The acquirer must perform a Purchase Price Allocation (PPA) to assign the total consideration paid to the fair market value of the assets acquired and the liabilities assumed. This accounting exercise, governed by ASC 805, is mandatory for all business combinations. It requires an independent valuation of all identifiable intangible assets, such as customer relationships, brand names, and developed technology.
The fair value assigned replaces the historical book values on the acquirer’s consolidated balance sheet. This valuation often results in significant write-ups of property, plant, and equipment (PP&E) and intangible assets. Higher asset values increase future depreciation and amortization expenses, reducing reported net income.

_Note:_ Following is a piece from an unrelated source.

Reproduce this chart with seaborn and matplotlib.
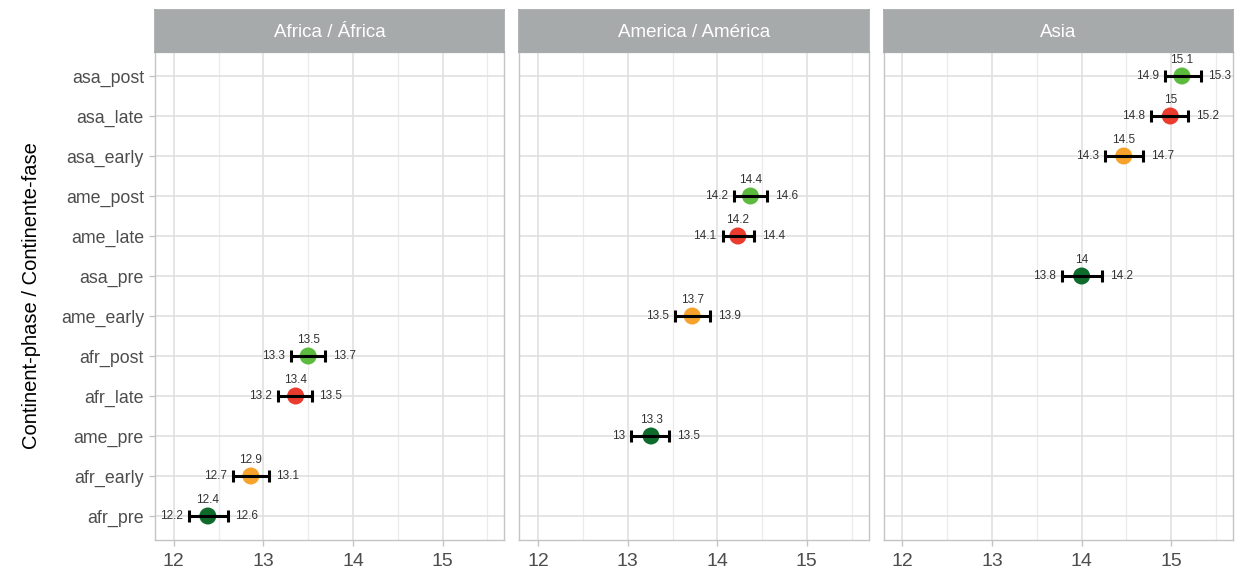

Goodwill represents the residual amount of the purchase price remaining after allocating value to all identifiable net assets. This figure captures the value of the target’s non-identifiable assets, such as its assembled workforce and synergistic benefits. It is recorded as a non-amortizable asset on the balance sheet.
The acquirer must test goodwill for impairment at least annually, or more frequently if a triggering event occurs. Impairment testing compares the reporting unit’s fair value to its carrying amount. If the carrying value exceeds the carrying amount, the acquirer must record a non-cash impairment charge, reducing earnings and equity.
The acquirer must consolidate the financial results of the acquired entity into its own financial statements from the date of acquisition. This combines all assets, liabilities, revenues, and expenses of the target with those of the acquirer. This ensures investors receive a complete picture of the economic performance and financial position of the entire corporate group.
Intercompany transactions between the acquirer and the subsidiary must be eliminated to prevent double-counting of sales or expenses. Consolidation necessitates a uniform application of the acquirer’s accounting policies across the entire organization. Maintaining distinct financial records for the subsidiary is often necessary for tax purposes, creating additional administrative complexity.